## Given request
Begin with the opening line of the records and extract each line through the one holding "from matplotlib.patches import"; pictures are not part of the copy.

## Excerpted data

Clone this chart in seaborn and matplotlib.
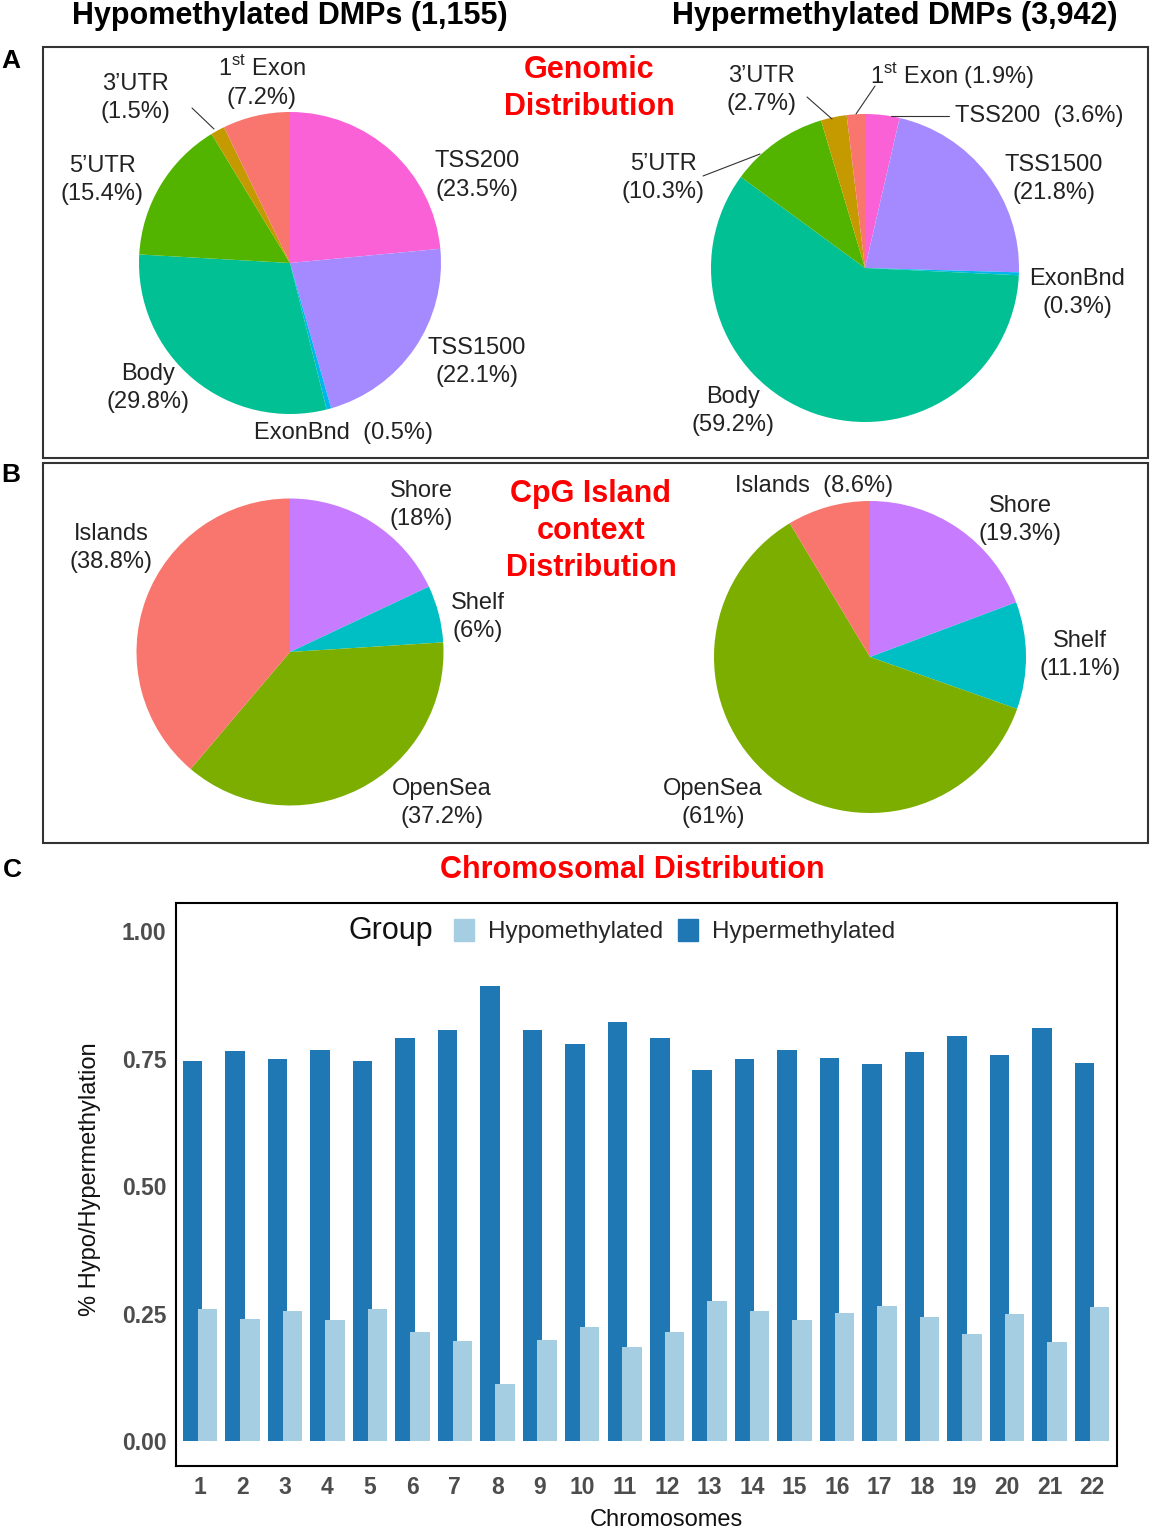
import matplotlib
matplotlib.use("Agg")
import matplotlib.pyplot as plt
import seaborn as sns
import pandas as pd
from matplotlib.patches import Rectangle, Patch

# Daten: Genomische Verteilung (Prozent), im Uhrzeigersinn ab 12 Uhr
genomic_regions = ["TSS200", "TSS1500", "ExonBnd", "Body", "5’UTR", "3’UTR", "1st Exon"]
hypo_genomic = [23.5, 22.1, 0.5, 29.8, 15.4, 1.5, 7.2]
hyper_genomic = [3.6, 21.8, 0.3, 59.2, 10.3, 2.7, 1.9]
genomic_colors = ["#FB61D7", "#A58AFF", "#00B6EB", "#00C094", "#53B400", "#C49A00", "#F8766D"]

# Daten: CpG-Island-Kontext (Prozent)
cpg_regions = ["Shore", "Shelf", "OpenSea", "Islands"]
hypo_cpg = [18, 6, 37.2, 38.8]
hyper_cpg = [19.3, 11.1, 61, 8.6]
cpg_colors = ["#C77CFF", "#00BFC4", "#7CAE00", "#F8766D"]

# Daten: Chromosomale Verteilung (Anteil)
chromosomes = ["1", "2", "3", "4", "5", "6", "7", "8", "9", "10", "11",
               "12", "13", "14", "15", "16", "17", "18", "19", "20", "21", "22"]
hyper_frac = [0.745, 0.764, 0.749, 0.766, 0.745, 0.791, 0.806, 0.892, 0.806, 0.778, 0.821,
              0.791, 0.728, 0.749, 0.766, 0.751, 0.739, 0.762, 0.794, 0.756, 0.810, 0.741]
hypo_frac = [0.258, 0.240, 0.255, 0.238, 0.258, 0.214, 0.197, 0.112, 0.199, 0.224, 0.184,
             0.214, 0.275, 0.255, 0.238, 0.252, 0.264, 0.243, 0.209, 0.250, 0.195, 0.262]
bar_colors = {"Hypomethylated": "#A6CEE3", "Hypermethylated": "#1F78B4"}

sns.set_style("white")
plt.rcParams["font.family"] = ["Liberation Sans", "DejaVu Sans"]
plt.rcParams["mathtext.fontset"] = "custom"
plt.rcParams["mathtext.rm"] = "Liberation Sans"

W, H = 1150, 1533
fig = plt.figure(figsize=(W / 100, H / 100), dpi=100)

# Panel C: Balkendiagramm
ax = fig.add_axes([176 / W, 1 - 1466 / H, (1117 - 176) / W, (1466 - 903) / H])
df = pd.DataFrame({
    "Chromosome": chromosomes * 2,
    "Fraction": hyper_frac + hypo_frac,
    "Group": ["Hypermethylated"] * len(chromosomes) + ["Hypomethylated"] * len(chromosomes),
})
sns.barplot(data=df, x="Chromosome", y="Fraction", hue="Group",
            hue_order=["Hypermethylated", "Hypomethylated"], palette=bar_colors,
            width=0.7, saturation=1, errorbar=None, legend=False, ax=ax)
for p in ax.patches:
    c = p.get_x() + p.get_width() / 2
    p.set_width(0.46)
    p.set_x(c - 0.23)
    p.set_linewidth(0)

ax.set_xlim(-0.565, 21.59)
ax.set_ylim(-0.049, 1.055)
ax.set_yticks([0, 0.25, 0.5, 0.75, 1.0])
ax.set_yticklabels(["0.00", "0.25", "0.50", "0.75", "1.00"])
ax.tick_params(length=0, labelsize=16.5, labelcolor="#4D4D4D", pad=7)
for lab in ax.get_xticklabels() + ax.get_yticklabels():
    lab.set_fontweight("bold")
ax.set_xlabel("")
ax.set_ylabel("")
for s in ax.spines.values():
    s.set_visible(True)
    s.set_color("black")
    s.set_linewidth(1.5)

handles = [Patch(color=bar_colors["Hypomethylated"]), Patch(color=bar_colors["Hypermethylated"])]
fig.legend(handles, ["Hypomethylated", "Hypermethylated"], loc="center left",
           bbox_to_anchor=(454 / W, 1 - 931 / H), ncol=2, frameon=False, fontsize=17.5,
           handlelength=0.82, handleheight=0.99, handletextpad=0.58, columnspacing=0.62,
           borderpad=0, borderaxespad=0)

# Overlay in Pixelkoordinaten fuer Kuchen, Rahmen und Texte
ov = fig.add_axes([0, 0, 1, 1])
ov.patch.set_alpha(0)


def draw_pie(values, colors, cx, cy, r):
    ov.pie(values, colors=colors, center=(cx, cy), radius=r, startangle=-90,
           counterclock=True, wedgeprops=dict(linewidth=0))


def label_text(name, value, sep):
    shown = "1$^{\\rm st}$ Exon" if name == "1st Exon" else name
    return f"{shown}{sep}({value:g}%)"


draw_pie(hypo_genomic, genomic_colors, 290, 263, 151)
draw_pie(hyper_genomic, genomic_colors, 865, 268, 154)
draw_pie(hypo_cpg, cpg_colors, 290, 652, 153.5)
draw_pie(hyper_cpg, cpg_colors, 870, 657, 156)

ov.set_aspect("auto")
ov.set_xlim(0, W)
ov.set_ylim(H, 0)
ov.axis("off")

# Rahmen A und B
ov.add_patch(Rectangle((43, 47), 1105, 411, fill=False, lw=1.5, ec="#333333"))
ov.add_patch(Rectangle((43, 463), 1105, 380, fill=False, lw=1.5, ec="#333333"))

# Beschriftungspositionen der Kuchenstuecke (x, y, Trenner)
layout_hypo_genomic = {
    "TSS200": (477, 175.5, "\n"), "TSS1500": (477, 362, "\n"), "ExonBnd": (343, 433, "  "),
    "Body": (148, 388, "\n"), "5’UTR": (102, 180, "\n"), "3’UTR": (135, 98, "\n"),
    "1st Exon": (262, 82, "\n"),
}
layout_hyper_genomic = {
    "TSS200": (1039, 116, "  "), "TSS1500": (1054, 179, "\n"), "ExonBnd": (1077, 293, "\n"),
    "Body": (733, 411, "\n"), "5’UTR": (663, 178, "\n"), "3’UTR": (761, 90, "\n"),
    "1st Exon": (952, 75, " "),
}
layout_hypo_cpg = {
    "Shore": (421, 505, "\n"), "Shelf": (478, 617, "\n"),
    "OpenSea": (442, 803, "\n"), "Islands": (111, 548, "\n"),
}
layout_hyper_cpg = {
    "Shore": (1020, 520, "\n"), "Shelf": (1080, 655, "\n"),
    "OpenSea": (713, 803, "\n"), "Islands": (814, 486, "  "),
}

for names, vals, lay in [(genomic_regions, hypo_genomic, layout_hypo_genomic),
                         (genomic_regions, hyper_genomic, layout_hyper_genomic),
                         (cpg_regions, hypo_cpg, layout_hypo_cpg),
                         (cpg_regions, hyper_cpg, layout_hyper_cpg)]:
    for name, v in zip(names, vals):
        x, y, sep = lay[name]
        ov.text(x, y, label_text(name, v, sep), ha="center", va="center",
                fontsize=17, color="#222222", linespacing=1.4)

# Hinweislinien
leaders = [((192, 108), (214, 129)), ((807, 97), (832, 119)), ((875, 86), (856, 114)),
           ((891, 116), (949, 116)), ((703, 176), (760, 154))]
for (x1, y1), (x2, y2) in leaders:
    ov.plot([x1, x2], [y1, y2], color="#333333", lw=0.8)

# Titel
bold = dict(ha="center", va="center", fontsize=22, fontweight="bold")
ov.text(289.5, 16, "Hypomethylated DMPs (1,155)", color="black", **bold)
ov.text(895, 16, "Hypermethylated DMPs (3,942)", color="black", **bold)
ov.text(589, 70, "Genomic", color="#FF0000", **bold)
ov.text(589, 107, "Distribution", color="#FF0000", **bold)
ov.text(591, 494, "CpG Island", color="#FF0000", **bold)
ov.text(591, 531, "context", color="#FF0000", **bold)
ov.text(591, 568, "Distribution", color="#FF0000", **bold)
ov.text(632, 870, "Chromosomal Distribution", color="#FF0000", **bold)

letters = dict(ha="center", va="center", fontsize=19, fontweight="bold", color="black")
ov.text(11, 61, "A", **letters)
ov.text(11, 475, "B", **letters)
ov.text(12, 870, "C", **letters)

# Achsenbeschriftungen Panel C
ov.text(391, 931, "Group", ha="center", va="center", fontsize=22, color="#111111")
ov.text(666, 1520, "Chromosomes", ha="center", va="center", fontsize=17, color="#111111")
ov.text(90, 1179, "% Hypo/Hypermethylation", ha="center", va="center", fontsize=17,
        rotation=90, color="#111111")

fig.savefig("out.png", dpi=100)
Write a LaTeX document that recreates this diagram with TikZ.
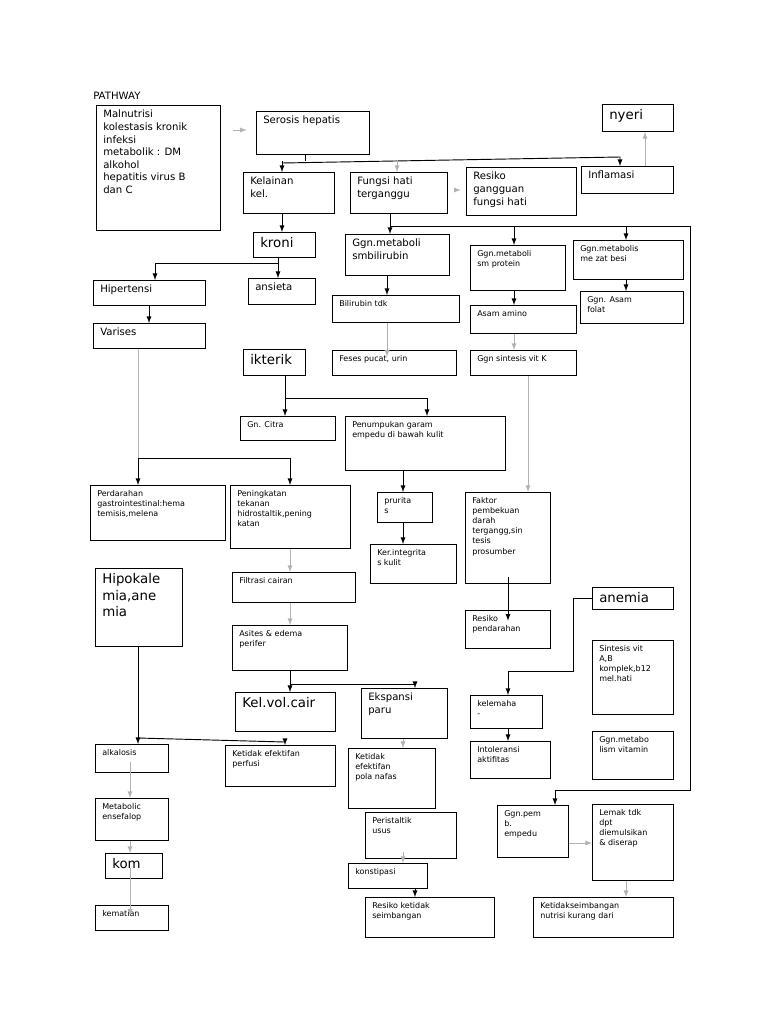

## Answer to this exercise
Clone this chart in seaborn and matplotlib.
import matplotlib
matplotlib.use("Agg")
import matplotlib.pyplot as plt
import seaborn as sns
import pandas as pd
from matplotlib.patches import Rectangle, Patch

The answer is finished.